Questa nuova fiammata di ostilità si inserisce in un contesto complesso, composto da una serie di fattori diventati ormai strutturali e da avvenimenti recenti. Il Libano è il Paese che ospita il maggior numero di rifugiati pro-capite, provenienti soprattutto dalla vicina Siria. Circa 800mila persone sono registrate ufficialmente come rifugiate, ma dal 2015 il governo ha chiesto all’Alto commissariato delle Nazioni Unite per i rifugiati (Unhcr) di smettere di registrarli e secondo le autorità libanesi i siriani sarebbero circa 1,5 milioni. Dal 2019 il Libano sta affrontando una durissima crisi economica, che ha portato circa la metà della popolazione a vivere sotto la soglia di povertà. Anche i migranti siriani sono colpiti dalle carenze del sistema economico e finanziario (si stima che nove rifugiati su dieci richiedano assistenza umanitaria per soddisfare i bisogni di base), ma una parte della popolazione percepisce gli sfollati come un fardello che aggrava la situazione e rende più difficile la ripresa.

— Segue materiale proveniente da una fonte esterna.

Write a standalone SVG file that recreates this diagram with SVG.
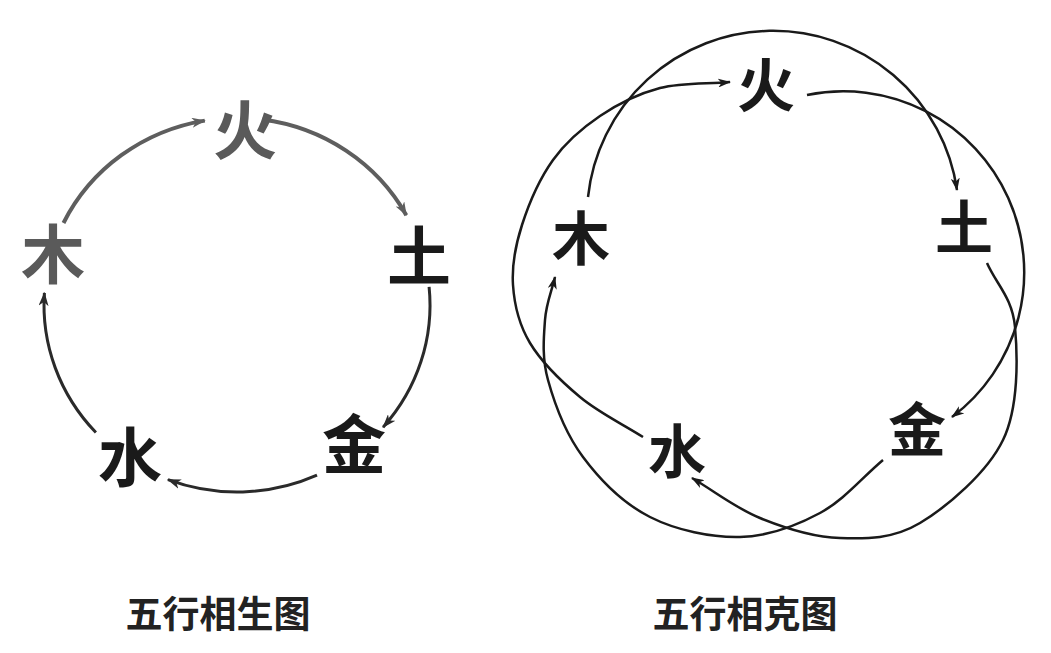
<svg xmlns="http://www.w3.org/2000/svg" width="1051" height="653" viewBox="0 0 1051 653">
<style>
.lbl{font-family:"Noto Sans CJK SC","Noto Sans CJK JP",sans-serif;font-weight:700;text-anchor:middle}
.big{font-size:64px}
.med{font-size:58px}
.title{font-family:"Noto Sans CJK SC","Noto Sans CJK JP",sans-serif;font-weight:700;font-size:37px;text-anchor:middle;fill:#222}
.gray{fill:#5a5a5a}
.dark{fill:#1a1a1a}
.c{fill:none;stroke-linecap:butt}
.cg{stroke:#5e5e5e;stroke-width:4}
.cd{stroke:#2a2a2a;stroke-width:3}
.cr{stroke:#1a1a1a;stroke-width:2.5}
</style>
<defs>
<marker id="ag" markerUnits="userSpaceOnUse" viewBox="0 0 14 10" refX="13" refY="5" markerWidth="14" markerHeight="10" orient="auto"><path d="M0,0 L14,5 L0,10 L4,5 z" fill="#5e5e5e"/></marker>
<marker id="ad" markerUnits="userSpaceOnUse" viewBox="0 0 14 10" refX="13" refY="5" markerWidth="14" markerHeight="10" orient="auto"><path d="M0,0 L14,5 L0,10 L4,5 z" fill="#2a2a2a"/></marker>
<marker id="ar" markerUnits="userSpaceOnUse" viewBox="0 0 13 9" refX="12" refY="4.5" markerWidth="13" markerHeight="9" orient="auto"><path d="M0,0 L13,4.5 L0,9 L3.5,4.5 z" fill="#1a1a1a"/></marker>
</defs>
<rect width="1051" height="653" fill="#ffffff"/>

<g id="connectors">
  <!-- 五行相生 -->
  <path id="sheng-mu-huo" class="c cg" marker-end="url(#ag)" d="M63.5,223 A193,187 0 0 1 204.8,120.6"/>
  <path id="sheng-huo-tu" class="c cg" marker-end="url(#ag)" d="M262.2,119.6 A193,187 0 0 1 406.3,215.2"/>
  <path id="sheng-tu-jin" class="c cd" marker-end="url(#ad)" d="M429.1,286.8 A193,187 0 0 1 383.1,427.2"/>
  <path id="sheng-jin-shui" class="c cd" marker-end="url(#ad)" d="M317,475.2 A193,187 0 0 1 167.9,479.6"/>
  <path id="sheng-shui-mu" class="c cd" marker-end="url(#ad)" d="M95.9,432.5 A193,187 0 0 1 44.4,292.9"/>
  <!-- 五行相克 -->
  <path id="ke-mu-tu" class="c cr" marker-end="url(#ar)" d="M588,197 A186,186 0 0 1 957,190"/>
  <path id="ke-huo-jin" class="c cr" marker-end="url(#ar)" d="M807,95 A181,181 0 0 1 952,417"/>
  <path id="ke-shui-huo" class="c cr" marker-end="url(#ar)" d="M643,437 C622,423.7 598.8,412.7 580,397 C561.2,381.3 541.2,361.7 530,343 C518.8,324.3 514.3,304.7 513,285 C511.7,265.3 515.3,245.8 522,225 C528.7,204.2 540,178.2 553,160 C566,141.8 582.2,128 600,116 C617.8,104 638.3,93.7 660,88 C681.7,82.3 706.7,84 730,82"/>
  <path id="ke-tu-shui" class="c cr" marker-end="url(#ar)" d="M987,263 C996.3,284.3 1012.3,297.5 1015,327 C1017.7,356.5 1018.8,407.3 1003,440 C987.2,472.7 947.2,506.7 920,523 C892.8,539.3 866.7,538.8 840,538 C813.3,537.2 784.7,528 760,518 C735.3,508 714.7,491.3 692,478"/>
  <path id="ke-jin-mu" class="c cr" marker-end="url(#ar)" d="M883,460 C862,477.7 843.8,500.2 820,513 C796.2,525.8 768.3,536.3 740,537 C711.7,537.7 676.2,530.3 650,517 C623.8,503.7 600,479.8 583,457 C566,434.2 554.3,402.8 548,380 C541.7,357.2 543.8,337.2 545,320 C546.2,302.8 551.7,291.3 555,277"/>
</g>

<g id="node-sheng-huo"><text class="lbl big gray" x="245" y="154">火</text></g>
<g id="node-sheng-tu"><text class="lbl big dark" x="419" y="280">土</text></g>
<g id="node-sheng-jin"><text class="lbl big dark" x="354" y="468">金</text></g>
<g id="node-sheng-shui"><text class="lbl big dark" x="130" y="481">水</text></g>
<g id="node-sheng-mu"><text class="lbl big gray" x="53" y="278">木</text></g>

<g id="node-ke-huo"><text class="lbl med dark" x="766" y="107">火</text></g>
<g id="node-ke-tu"><text class="lbl med dark" x="964" y="249">土</text></g>
<g id="node-ke-jin"><text class="lbl med dark" x="917" y="451">金</text></g>
<g id="node-ke-shui"><text class="lbl med dark" x="677" y="473">水</text></g>
<g id="node-ke-mu"><text class="lbl med dark" x="581" y="260">木</text></g>

<g id="title-sheng"><text class="title" x="218" y="628">五行相生图</text></g>
<g id="title-ke"><text class="title" x="745" y="628">五行相克图</text></g>
</svg>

Secondo Magnano, dopo il 2019, parti sempre più significative del Libano hanno smesso di percepirsi come un Paese benestante (“nonostante le fragilità del sistema economico fossero già presenti da tempo”), e di conseguenza anche la considerazione dei rifugiati siriani è diventata sempre più negativa. “Il pregiudizio verso i siriani non riguarda solo la credenza, smentita dalle statistiche, che abbiano portato a un aumento della criminalità, ma anche la percezione di una competizione per le risorse”, spiega il cooperante. In questo scenario, all’indomani dell’assassinio di Sleiman, la classe politica libanese ha trovato un terreno fertile per canalizzare il risentimento dei cittadini e riattivare politiche securitarie. A fine aprile nel governatorato del Nord le pattuglie delle forze di sicurezza hanno cominciato a controllare i documenti e i requisiti legali per la permanenza dei cittadini siriani nel territorio. Ai migranti delle città settentrionali di Kfeifan, Kouba e Boustane al-Aassi è stato notificato lo sfratto entro due giorni, senza segnalare un luogo di accoglienza alternativo.

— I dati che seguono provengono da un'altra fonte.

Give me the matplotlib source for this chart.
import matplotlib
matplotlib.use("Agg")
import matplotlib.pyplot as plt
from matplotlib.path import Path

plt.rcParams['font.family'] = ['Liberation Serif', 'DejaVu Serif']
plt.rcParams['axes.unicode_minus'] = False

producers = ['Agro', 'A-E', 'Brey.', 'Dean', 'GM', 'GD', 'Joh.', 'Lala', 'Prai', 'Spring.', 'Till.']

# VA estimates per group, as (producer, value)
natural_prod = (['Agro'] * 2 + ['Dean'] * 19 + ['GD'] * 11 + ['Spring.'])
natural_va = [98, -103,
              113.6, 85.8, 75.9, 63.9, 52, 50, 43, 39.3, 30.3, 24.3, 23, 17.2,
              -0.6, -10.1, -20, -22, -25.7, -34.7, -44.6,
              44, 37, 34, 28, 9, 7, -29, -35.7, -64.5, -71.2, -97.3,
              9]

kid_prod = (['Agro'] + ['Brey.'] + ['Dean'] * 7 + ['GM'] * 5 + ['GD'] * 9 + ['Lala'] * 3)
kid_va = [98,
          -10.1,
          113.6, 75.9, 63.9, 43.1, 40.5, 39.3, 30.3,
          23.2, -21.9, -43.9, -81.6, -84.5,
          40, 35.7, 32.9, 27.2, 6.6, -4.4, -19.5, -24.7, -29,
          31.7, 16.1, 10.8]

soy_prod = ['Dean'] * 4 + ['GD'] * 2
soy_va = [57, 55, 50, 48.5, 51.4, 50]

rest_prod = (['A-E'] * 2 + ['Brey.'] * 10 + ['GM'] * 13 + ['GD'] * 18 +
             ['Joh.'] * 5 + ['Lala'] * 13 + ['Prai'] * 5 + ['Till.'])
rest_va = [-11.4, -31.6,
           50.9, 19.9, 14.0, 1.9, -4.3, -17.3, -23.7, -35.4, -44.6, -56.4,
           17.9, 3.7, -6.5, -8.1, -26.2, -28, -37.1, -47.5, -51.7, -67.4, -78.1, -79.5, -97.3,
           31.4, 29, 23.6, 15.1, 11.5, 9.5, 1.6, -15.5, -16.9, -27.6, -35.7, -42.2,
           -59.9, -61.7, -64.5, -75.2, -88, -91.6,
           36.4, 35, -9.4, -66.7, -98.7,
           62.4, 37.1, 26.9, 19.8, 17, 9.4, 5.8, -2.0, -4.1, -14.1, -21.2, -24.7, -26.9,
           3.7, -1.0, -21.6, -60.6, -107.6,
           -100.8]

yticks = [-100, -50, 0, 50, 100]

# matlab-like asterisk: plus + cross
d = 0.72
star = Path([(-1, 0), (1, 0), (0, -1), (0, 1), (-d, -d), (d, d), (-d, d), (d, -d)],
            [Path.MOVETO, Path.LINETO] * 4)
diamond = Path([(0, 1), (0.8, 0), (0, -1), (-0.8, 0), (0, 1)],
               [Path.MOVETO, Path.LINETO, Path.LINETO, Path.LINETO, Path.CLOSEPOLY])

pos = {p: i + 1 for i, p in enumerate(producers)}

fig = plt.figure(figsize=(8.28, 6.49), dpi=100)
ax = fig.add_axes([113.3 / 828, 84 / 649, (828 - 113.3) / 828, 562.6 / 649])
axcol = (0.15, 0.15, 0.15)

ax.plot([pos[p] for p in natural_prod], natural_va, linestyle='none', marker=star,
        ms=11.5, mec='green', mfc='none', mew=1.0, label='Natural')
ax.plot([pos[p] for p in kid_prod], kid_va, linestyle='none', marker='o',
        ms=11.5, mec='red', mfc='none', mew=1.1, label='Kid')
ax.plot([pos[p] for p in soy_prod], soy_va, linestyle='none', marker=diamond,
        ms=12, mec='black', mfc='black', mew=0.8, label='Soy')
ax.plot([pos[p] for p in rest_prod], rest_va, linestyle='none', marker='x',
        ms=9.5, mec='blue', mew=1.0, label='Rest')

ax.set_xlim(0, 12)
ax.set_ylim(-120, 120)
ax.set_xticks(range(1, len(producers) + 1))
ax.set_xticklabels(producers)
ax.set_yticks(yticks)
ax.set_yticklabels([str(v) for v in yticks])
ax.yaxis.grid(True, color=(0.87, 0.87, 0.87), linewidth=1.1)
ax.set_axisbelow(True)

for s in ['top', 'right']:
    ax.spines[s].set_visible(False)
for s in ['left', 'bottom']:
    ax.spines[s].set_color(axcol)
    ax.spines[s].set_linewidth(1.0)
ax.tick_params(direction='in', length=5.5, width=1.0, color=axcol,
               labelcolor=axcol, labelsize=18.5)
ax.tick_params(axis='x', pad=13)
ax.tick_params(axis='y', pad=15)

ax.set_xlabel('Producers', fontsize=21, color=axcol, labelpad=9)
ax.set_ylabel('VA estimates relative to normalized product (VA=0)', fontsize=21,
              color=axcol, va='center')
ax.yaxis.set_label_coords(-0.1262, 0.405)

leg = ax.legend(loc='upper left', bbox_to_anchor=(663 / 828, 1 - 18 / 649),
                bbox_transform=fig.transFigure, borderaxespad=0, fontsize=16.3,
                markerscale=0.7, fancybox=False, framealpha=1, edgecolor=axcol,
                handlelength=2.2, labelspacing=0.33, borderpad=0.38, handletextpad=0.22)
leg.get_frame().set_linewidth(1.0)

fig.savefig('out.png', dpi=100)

A complicare ulteriormente la situazione dei siriani in Libano, che secondo Magnano “vengono trattati come cittadini di serie C”, sono intervenute le tensioni con il governo di Cipro. L’isola, che si trova a circa 250 chilometri dal Paese, ha lamentato negli scorsi mesi un incremento delle partenze di migranti dalle coste libanesi per raggiungere l’Europa. Secondo le stime dell’Unhcr dall’inizio di quest’anno ad aprile circa quattromila persone, in prevalenza siriane, sono arrivate a Cipro: il 17% in più rispetto allo stesso periodo del 2023. Il 14 aprile il presidente Nikos Christodoulides ha annunciato la sospensione dell’esame delle richieste di asilo dei cittadini siriani e ha parlato di “arrivi di massa”. Secondo Marco Magnano si tratta tuttavia di “cifre non così rilevanti, che potrebbero essere tranquillamente gestite se solo ci fosse la volontà politica”.

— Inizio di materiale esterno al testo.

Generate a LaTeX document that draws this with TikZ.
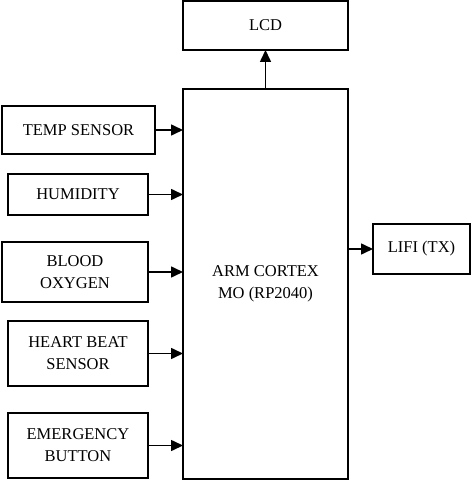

La strategia europea, oltre che cipriota, sembra però andare in senso opposto. Il 2 maggio la presidente della Commissione europea Ursula von der Leyen e il presidente Christodoulides si sono recati in visita a Beirut, dove hanno annunciato lo stanziamento di un pacchetto di aiuti da un miliardo di euro per il Libano da erogare in quattro anni. Il finanziamento “aiuterà il Libano a rafforzare i servizi di base come l’istruzione, la protezione sociale e la sanità, e a stimolare le riforme economiche nel Paese colpito dalla crisi”, ha dichiarato von der Leyen. La maggior parte della cifra (736 milioni di euro) sarà destinata a sostenere “le sfide che il Libano deve affrontare per ospitare i rifugiati siriani e gli altri sfollati”, come ha aggiunto la presidente. Il meccanismo “non è senza precedenti -commenta Magnano-, assomiglia in scala più piccola a quello che abbiamo già visto succedere con la Turchia per la rotta balcanica”. Human rights watch, con altre sette organizzazioni, ha richiesto alle autorità libanesi e all’Unione europea di “rispettare i proprio obblighi di diritto internazionale e non rimpatriare forzatamente i rifugiati in Siria finché non saranno soddisfatte le condizioni per un ritorno sicuro, volontario e dignitoso”. Secondo le Ong infatti il finanziamento annunciato dall’Ue non mira soltanto a impedire le partenze dei siriani verso le coste europee ma anche a fornire assistenza al rimpatrio dei siriani nelle cosiddette “aree sicure” del Paese, spesso citate dai politici libanesi per giustificare i ripetuti appelli al rientro dei profughi in Siria.